• [What the task requires]
Select the lines that hold the word "this" and copy each one.

• [Material supplied]
## BEGIN
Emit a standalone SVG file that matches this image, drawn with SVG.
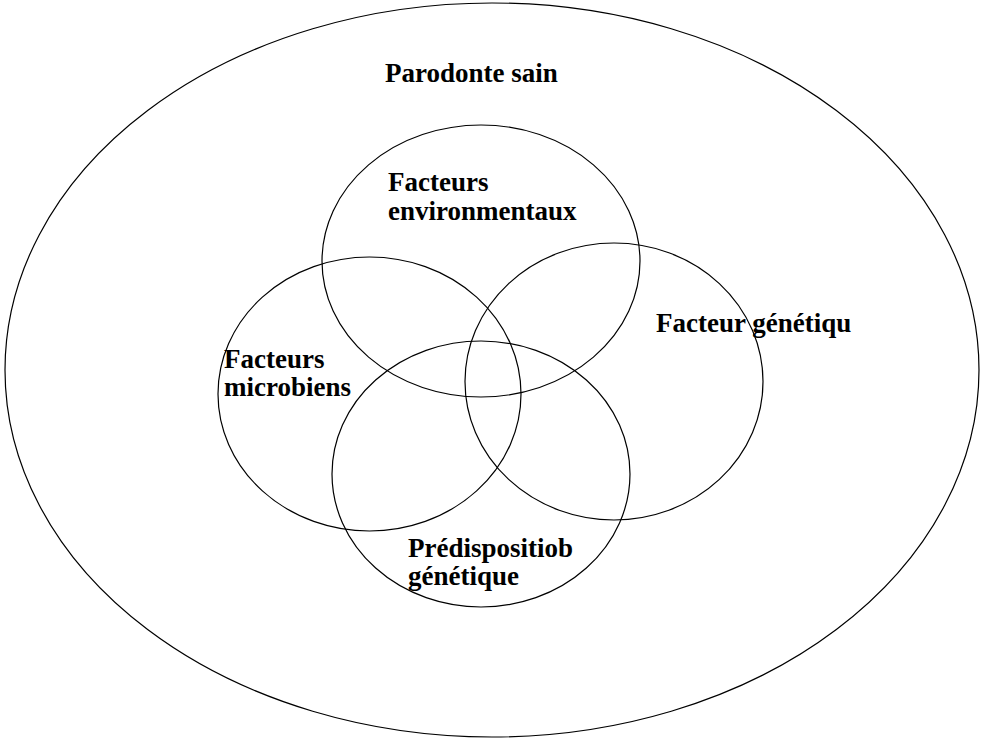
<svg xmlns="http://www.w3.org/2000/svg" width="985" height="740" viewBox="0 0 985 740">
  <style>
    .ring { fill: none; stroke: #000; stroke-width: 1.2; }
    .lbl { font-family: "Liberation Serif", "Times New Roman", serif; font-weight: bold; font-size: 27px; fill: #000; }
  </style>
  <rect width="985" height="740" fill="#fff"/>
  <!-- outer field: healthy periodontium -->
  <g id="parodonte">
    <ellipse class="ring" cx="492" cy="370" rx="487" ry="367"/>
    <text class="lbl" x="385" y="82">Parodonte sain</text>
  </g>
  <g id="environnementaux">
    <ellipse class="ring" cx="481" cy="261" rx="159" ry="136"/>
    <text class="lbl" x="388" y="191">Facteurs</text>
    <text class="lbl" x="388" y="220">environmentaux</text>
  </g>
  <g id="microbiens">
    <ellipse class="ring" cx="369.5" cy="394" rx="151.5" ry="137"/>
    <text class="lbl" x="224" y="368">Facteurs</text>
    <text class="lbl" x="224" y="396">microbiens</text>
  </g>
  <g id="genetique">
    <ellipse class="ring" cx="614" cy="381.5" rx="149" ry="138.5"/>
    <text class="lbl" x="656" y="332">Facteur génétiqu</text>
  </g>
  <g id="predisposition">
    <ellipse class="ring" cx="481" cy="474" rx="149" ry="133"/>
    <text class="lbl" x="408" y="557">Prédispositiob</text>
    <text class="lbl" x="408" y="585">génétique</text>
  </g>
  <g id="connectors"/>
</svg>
## END
## BEGIN
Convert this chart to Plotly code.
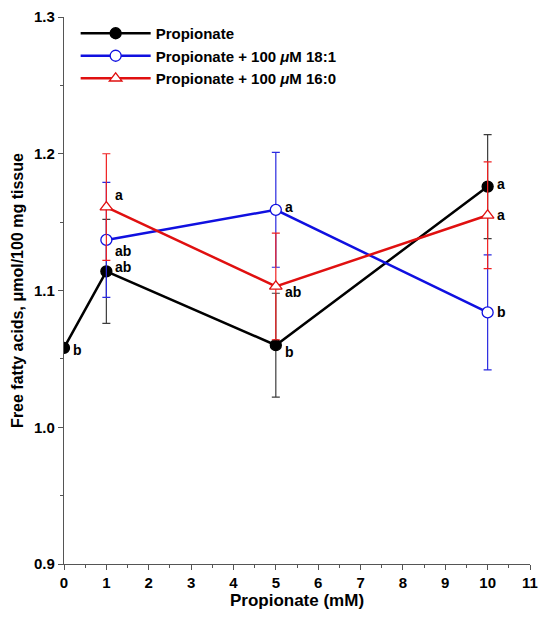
## END
## BEGIN
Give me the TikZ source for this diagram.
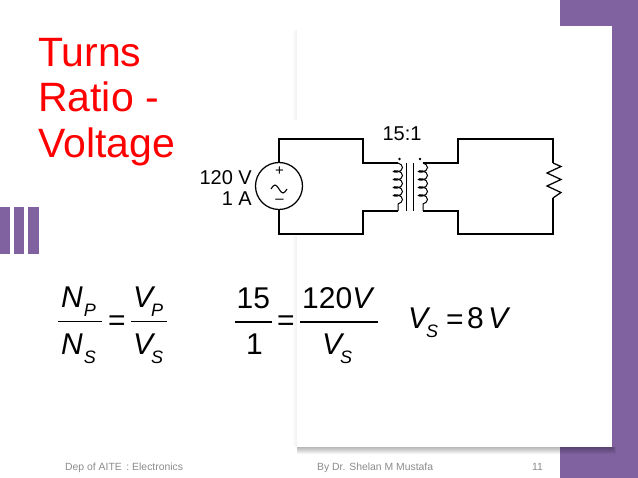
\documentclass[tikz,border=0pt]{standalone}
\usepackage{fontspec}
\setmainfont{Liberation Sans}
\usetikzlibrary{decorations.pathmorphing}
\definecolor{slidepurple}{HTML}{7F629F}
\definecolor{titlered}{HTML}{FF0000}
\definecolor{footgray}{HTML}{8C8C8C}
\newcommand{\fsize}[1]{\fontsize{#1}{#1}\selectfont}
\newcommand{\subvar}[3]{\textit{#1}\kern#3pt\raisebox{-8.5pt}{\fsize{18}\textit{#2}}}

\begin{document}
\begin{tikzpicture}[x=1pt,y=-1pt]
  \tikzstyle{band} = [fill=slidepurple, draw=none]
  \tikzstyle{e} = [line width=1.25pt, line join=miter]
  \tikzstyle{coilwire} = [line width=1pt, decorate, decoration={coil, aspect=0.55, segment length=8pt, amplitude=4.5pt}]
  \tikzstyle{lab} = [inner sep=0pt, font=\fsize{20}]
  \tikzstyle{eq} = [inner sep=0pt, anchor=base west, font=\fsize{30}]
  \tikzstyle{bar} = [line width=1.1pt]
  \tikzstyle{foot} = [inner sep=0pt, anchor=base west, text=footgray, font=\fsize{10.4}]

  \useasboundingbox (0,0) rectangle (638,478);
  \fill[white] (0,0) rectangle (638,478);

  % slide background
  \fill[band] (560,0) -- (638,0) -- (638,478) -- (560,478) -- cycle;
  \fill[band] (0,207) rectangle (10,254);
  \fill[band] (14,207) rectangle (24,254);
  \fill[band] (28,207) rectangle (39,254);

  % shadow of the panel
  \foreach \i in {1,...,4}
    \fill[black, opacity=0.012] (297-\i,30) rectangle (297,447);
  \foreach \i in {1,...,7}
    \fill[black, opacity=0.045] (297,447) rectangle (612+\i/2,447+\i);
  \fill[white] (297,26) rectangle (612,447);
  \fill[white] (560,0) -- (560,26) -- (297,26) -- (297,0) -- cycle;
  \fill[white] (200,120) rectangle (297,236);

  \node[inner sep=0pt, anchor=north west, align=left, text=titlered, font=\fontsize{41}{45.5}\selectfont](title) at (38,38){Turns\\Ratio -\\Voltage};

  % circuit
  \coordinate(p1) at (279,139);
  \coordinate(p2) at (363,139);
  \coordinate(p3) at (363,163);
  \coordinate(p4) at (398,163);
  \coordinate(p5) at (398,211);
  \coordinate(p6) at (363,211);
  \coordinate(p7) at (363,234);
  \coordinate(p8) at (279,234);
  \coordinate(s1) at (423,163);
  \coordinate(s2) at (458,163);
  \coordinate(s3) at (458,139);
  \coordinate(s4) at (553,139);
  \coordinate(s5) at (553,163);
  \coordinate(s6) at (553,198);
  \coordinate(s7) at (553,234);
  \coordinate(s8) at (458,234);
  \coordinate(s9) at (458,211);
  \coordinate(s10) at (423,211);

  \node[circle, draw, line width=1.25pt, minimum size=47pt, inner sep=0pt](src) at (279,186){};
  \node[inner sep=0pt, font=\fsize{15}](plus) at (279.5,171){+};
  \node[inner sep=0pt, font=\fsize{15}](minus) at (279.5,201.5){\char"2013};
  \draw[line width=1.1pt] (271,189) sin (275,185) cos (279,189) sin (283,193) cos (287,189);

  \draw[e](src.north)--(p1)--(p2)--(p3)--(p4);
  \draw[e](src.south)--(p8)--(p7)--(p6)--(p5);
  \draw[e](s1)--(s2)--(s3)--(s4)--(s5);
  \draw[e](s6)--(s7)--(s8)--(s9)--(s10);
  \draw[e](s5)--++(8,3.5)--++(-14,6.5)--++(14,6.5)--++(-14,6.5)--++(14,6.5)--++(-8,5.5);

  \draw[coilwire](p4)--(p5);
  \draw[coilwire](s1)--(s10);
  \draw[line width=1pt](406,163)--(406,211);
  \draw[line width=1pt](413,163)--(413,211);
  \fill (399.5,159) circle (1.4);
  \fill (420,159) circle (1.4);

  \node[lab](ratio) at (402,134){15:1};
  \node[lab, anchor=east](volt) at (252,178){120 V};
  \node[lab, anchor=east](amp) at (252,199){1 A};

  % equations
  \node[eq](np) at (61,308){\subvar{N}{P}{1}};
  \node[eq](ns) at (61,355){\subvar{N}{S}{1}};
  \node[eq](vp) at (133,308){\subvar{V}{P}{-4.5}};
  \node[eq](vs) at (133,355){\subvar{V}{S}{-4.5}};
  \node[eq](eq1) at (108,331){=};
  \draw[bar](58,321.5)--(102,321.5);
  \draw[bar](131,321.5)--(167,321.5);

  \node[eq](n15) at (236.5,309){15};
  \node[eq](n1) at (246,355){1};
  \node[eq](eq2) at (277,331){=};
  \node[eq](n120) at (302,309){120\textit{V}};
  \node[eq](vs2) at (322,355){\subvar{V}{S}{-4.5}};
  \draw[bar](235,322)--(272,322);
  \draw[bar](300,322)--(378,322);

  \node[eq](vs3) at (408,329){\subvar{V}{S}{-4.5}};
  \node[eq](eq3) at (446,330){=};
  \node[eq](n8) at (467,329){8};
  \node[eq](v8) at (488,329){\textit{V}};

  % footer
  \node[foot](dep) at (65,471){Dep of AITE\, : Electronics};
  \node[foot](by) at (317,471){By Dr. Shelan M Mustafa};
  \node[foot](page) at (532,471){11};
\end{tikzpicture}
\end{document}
## END
• [Written answer]
Emit a standalone SVG file that matches this image, drawn with SVG.
Convert this chart to Plotly code.
Give me the TikZ source for this diagram.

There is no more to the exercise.